Teaching was my first passion. Even before I went to school, I played teacher with all who would study under me. And then I became a real teacher… teaching 4th grade for 35 years. Almost as soon as I began teaching, I started my Masters’ Degree in reading and language. I also took many workshops introducing me to new picture books. It seemed every title fit my curriculum. There were books on desserts, multiplication, parts of speech, and on and on. My personal library sprouted. My requests for my school librarian’s future purchases bloomed. The piles of books the librarian consistently carried to my room became fodder for jokes. Who knew I was starting to do the work of an author….read, read, and read in your genre.
I also took many writing classes from poetry to incorporating writing workshops into my lessons. I applied for and was granted a half-year sabbatical, taking more writing courses and traveling to observe teachers who integrated the Lucy Calkins writing project philosophy. But in all that time, I never had an ounce of interest in writing for children myself. I found writing a challenge. I was traumatized by my 7th-grade report on chicks. I cried and cried trying to organize my index cards to write that paper. Writing did not come easily to me. I truly believe that I did not choose writing. Writing chose me. Like an out-of-body experience is how I describe it. The summer after I turned fifty, I left my sweet spot on the beach and walked, in a zombie-like fashion, to get post-its and a pencil to begin my first book. I don’t know why it happened that day, but writing snuck into my heart and head. The timing was perfect. I was nearing the end of my teaching career. Goodness, I never would have had time for writing when I was younger! Teaching consumed me. Raising a child and life filled in all my extra time.
With my daughter grown, I had the time to explore this new path. And it meshed with my teaching so well. I shared manuscripts with my students. They saw me as a writer and I believe it inspired them. Until I started writing myself, I didn’t understand why some children teared up when I gave suggestions about their writing. After my first critique group meeting, I got it. Becoming a writer made me a better teacher. I had compassion and real life experience. I told them how others’ suggestions made my stories better. I joined multiple critique groups. I asked for students’ advice on my work. I shared my rejections. And before I retired, my first book, Where Am I Sleeping Tonight? (A Story of Divorce), Boulden Publishers, 2008, entered the world.
I had felt my students’ pain of going through their parents’ divorce–so many of my students experienced this, through the years. This shared-custody story was inspired by a former fourth grader. My first signing was full of students, parents and teachers, crowding around me, as if I were in a cocoon. I reflect on that joyful evening often.

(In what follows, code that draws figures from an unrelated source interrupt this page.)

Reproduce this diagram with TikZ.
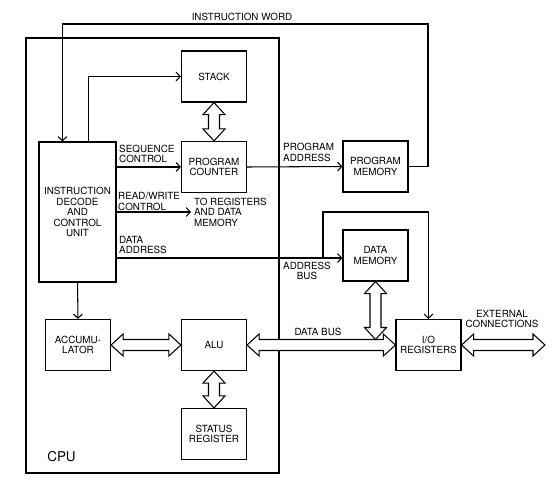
\documentclass[tikz,border=0pt]{standalone}
\usepackage{fontspec}
\setsansfont{TeX Gyre Heros}
\usetikzlibrary{arrows.meta,calc}

\begin{document}
\begin{tikzpicture}[x=0.03cm,y=-0.03cm,
	every node/.style={font=\sffamily\fontsize{8.4}{8.9}\selectfont},
	box/.style={draw,line width=1pt,minimum width=1.95cm,minimum height=1.53cm,align=center,inner sep=1pt},
	lbl/.style={align=left,anchor=west,inner sep=0pt},
	arr/.style={line width=0.9pt,-{Straight Barb[length=3.5pt,width=7.5pt]}},
	bus/.style={draw,fill=white,line width=0.9pt},
	hbus/.style={to path={-- ++(12,11) -- ++(0,-5.5) -- ($(\tikztotarget)+(-12,5.5)$) -- ++(0,5.5) -- (\tikztotarget) -- ++(-12,-11) -- ++(0,5.5) -- ($(\tikztostart)+(12,-5.5)$) -- ++(0,-5.5) -- cycle}},
	vbus/.style={to path={-- ++(11,12) -- ++(-5.5,0) -- ($(\tikztotarget)+(5.5,-12)$) -- ++(5.5,0) -- (\tikztotarget) -- ++(-11,-12) -- ++(5.5,0) -- ($(\tikztostart)+(-5.5,12)$) -- ++(-5.5,0) -- cycle}}]
	\useasboundingbox (0,0) rectangle (555,485);
	% cpu frame
	\node[draw,line width=1.8pt,minimum width=7.59cm,minimum height=13.05cm] (cpu) at (152.5,255.5) {};
	\node[font=\sffamily\fontsize{11.5}{12}\selectfont] (cpul) at (61.5,457) {CPU};
	% blocks
	\node[box,minimum width=2.31cm,minimum height=4.2cm] (decode) at (77.5,212) {INSTRUCTION\\DECODE\\AND\\CONTROL\\UNIT};
	\node[box] (stack) at (214,76.5) {STACK};
	\node[box] (pc) at (214,167) {PROGRAM\\COUNTER};
	\node[box] (pmem) at (375.5,166.5) {PROGRAM\\MEMORY};
	\node[box] (dmem) at (375.5,255.5) {DATA\\MEMORY};
	\node[box] (acc) at (78,345) {ACCUMU-\\LATOR};
	\node[box] (alu) at (214,345) {ALU};
	\node[box] (status) at (214,434) {STATUS\\REGISTER};
	\node[box] (io) at (428.5,345) {I/O\\REGISTERS};
	% labels
	\node (iwl) at (242,17) {INSTRUCTION WORD};
	\node[lbl] (seql) at (119,154) {SEQUENCE\\CONTROL};
	\node[lbl] (rwl) at (118,201.5) {READ/WRITE\\CONTROL};
	\node[lbl,inner sep=2.5pt] (toreg) at (191,212) {TO REGISTERS\\AND DATA\\MEMORY};
	\node[lbl] (dal) at (119,245) {DATA\\ADDRESS};
	\node[lbl] (pal) at (283,152.5) {PROGRAM\\ADDRESS};
	\node[align=center] (abl) at (307,271) {ADDRESS\\BUS};
	\node (dbl) at (318,332) {DATA BUS};
	\node[align=center] (ecl) at (502,319) {EXTERNAL\\CONNECTIONS};
	% control lines
	\coordinate (iw) at (428,24);
	\draw[arr] (pmem.east) -| (iw) -| ($(decode.north west)+(24,0)$);
	\draw[arr] ($(decode.north west)+(50,0)$) |- (stack.west);
	\draw[arr] (decode.east |- pc.west) -- (pc.west);
	\draw[arr] (decode.east |- toreg.west) -- (toreg.west);
	\draw[arr] (pc.east) -- (pmem.west);
	\draw[arr] (decode.south) -- (acc.north);
	\coordinate (ab) at (323,258);
	\coordinate (iob) at (428.5,212);
	\draw[arr] (decode.east |- ab) -- (ab -| dmem.west);
	\draw[arr] (ab) |- (iob) -- (io.north);
	% buses
	\coordinate (dbus) at (375.5,339.5);
	\coordinate (ext) at (545,345);
	\draw[bus] (stack.south) to[vbus] (pc.north);
	\draw[bus] (acc.east) to[hbus] (alu.west);
	\draw[bus] (alu.south) to[vbus] (status.north);
	\draw[bus] (alu.east) to[hbus] (io.west);
	\draw[bus] (dmem.south) to[vbus] (dbus);
	\draw[bus] (io.east) to[hbus] (ext);
\end{tikzpicture}
\end{document}
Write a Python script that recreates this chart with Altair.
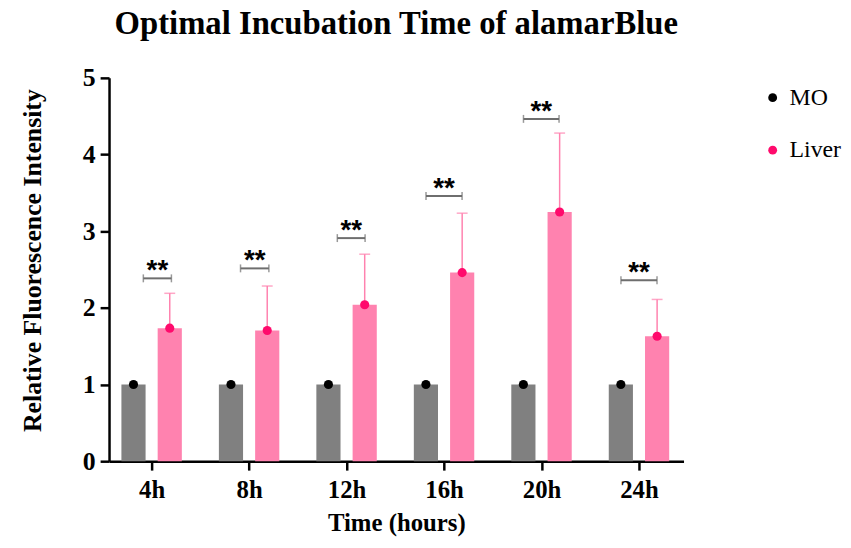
import json
import altair as alt
import pandas as pd

# ---- data ----
hours = ["4h", "8h", "12h", "16h", "20h", "24h"]
groups = ["MO", "Liver"]
mo_mean = [1.0, 1.0, 1.0, 1.0, 1.0, 1.0]
liver_mean = [1.735, 1.705, 2.04, 2.46, 3.25, 1.63]
liver_err = [0.455, 0.58, 0.66, 0.775, 1.03, 0.48]
sig_label = ["**", "**", "**", "**", "**", "**"]
sig_y = [2.385, 2.515, 2.91, 3.46, 4.465, 2.36]
sig_left = [-0.085, -0.088, -0.095, -0.185, -0.185, -0.185]
sig_right = [0.203, 0.203, 0.19, 0.185, 0.18, 0.185]

# ---- layout of the grouped bars (category units) ----
BAR_IN, BAR_OUT = 0.062, 0.31
MO_C = -(BAR_IN + BAR_OUT) / 2
LV_C = (BAR_IN + BAR_OUT) / 2

bars = []
for i, h in enumerate(hours):
    bars.append({"hour": h, "group": "MO", "series": "MO", "x": i - BAR_OUT,
                 "x2": i - BAR_IN, "c": i + MO_C, "y": mo_mean[i], "y0": 0})
    bars.append({"hour": h, "group": "Liver", "series": "Liver", "x": i + BAR_IN,
                 "x2": i + BAR_OUT, "c": i + LV_C, "y": liver_mean[i], "y0": 0})
bars_df = pd.DataFrame(bars)

err_df = pd.DataFrame({
    "hour": hours,
    "c": [i + LV_C for i in range(len(hours))],
    "y": liver_mean,
    "top": [m + e for m, e in zip(liver_mean, liver_err)],
})

sig_df = pd.DataFrame({
    "hour": hours,
    "l": [i + a for i, a in enumerate(sig_left)],
    "r": [i + b for i, b in enumerate(sig_right)],
    "m": [i + (a + b) / 2 for i, (a, b) in enumerate(zip(sig_left, sig_right))],
    "y": sig_y,
    "label": sig_label,
})
sig_ends = pd.concat([
    pd.DataFrame({"x": sig_df["l"], "y": sig_df["y"]}),
    pd.DataFrame({"x": sig_df["r"], "y": sig_df["y"]}),
])

SERIF = "Liberation Serif"
label_expr = json.dumps(hours) + "[datum.value]"

xscale = alt.Scale(domain=[-0.437, 5.457], nice=False, zero=False)
yscale = alt.Scale(domain=[0, 5], nice=False)

xaxis = alt.Axis(values=list(range(len(hours))), labelExpr=label_expr,
                 title="Time (hours)", grid=False)
yaxis = alt.Axis(values=[0, 1, 2, 3, 4, 5], format="d",
                 title="Relative Fluorescence Intensity", grid=False, titleY=184)

bar_layer = alt.Chart(bars_df).mark_bar(stroke=None).encode(
    x=alt.X("x:Q", scale=xscale, axis=xaxis),
    x2="x2:Q",
    y=alt.Y("y:Q", scale=yscale, axis=yaxis),
    y2="y0:Q",
    fill=alt.Fill("series:N", scale=alt.Scale(domain=groups, range=["#808080", "#FF82AF"]),
                  legend=None),
)

err_rule = alt.Chart(err_df).mark_rule(color="#FF82AF", strokeWidth=1.5).encode(
    x="c:Q", y="y:Q", y2="top:Q")
err_cap = alt.Chart(err_df).mark_tick(color="#FF82AF", thickness=1.5, size=11,
                                      orient="horizontal").encode(x="c:Q", y="top:Q")

points = alt.Chart(bars_df).mark_point(filled=True, size=85, opacity=1).encode(
    x="c:Q", y="y:Q",
    color=alt.Color("group:N",
                    scale=alt.Scale(domain=groups, range=["#000000", "#FF0A6C"]),
                    legend=alt.Legend(title=None, orient="none", legendX=658, legendY=8,
                                      symbolType="circle", symbolSize=80,
                                      labelFont=SERIF, labelFontSize=24,
                                      labelColor="#000000", labelOffset=5,
                                      rowPadding=29, padding=0)),
)

sig_rule = alt.Chart(sig_df).mark_rule(color="#6E6E6E", strokeWidth=2).encode(
    x="l:Q", x2="r:Q", y="y:Q")
sig_caps = alt.Chart(sig_ends).mark_tick(color="#6E6E6E", thickness=1.5, size=8,
                                         orient="vertical").encode(x="x:Q", y="y:Q")
sig_text = alt.Chart(sig_df).mark_text(font="Liberation Sans", fontWeight="bold",
                                       fontSize=28, baseline="alphabetic", dy=1,
                                       color="#000000").encode(
    x="m:Q", y="y:Q", text="label:N")

chart = alt.layer(bar_layer, err_rule, err_cap, sig_rule, sig_caps, sig_text, points).resolve_scale(
    fill="independent", color="independent"
).properties(
    width=580,
    height=387,
    autosize=alt.AutoSizeParams(type="none"),
    padding={"left": 102, "top": 68, "right": 161, "bottom": 76},
    title=alt.TitleParams("Optimal Incubation Time of alamarBlue", font=SERIF,
                          fontSize=33, fontWeight="bold", color="#000000",
                          anchor="middle", offset=24),
).configure_view(stroke=None).configure_axis(
    domainColor="#000000", domainWidth=2.5, tickColor="#000000", tickWidth=2.5,
    tickSize=9, labelFont=SERIF, labelFontWeight="bold", labelColor="#000000",
    titleFont=SERIF, titleFontWeight="bold", titleColor="#000000",
).configure_axisX(
    labelFontSize=25, titleFontSize=25, labelPadding=8, titlePadding=8,
).configure_axisY(
    labelFontSize=26, titleFontSize=26, labelPadding=5, titlePadding=37,
)

chart.save("out.html", embed_options={"renderer": "svg", "actions": False})
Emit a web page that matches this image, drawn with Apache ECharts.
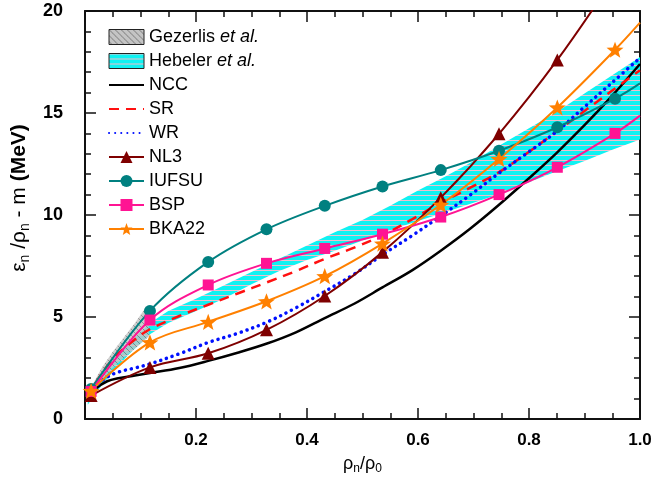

In retirement I have more time to write and promote. More time to submit and collect rejections (about 1600 at this point). More time alone. But with each picture book I write, I continue to think like a teacher. What follow-up activity can I do? Will this story touch lives? Will it model beautiful language and strong verbs? I’ve been blessed to get a few more acceptances…subjects with a teacher’s heart at their core…organization, gratitude, book genres (in an e-book for an educational publisher). And now I’m able to do Skype and school visits, allowing me to still have a hand in teaching.
The English version, You Know What? came out September 2017.
The Korean translation came out in 2019. Arabic and Chinese translations are expected to publish soon.
I felt myself transitioning away from my teaching self in this book. It is geared towards younger children and deals with a child trying to postpone his bedtime. But then, when the art director wanted me to think about changing the final page to the previous spread, I couldn’t do it. I knew that last page invited readers to imagine what the open-ended “You know what?” might mean…what Oliver might say next. I had already designed the sheet to go with it so that children could write and draw their own final page.You can see the book trailer here.
I persevere through the rejections, isolation, constant waiting, self-doubt, and disappointments that inevitably come with a writing life. It is very different from the daily immediacy and human contact experienced in the classroom. But I am so grateful for the #kidlit community…like SCBWI, Nerdybook Club, critique groups, and my readers here at this blog. My focus on all things education has shifted more and more to living and breathing writing, words, books and all things #kidlit. Yet when I do classroom presentations or Skype visits…my teaching-self emerges with great enthusiasm. I believe my true passion now lies in the perfect blending of teaching with writing. And my newest book, showing the many ways a father can look, both inside and out, Some Daddies, will be out in 2021 with Beaming Books.
And I’ve already prepared some follow-up activities!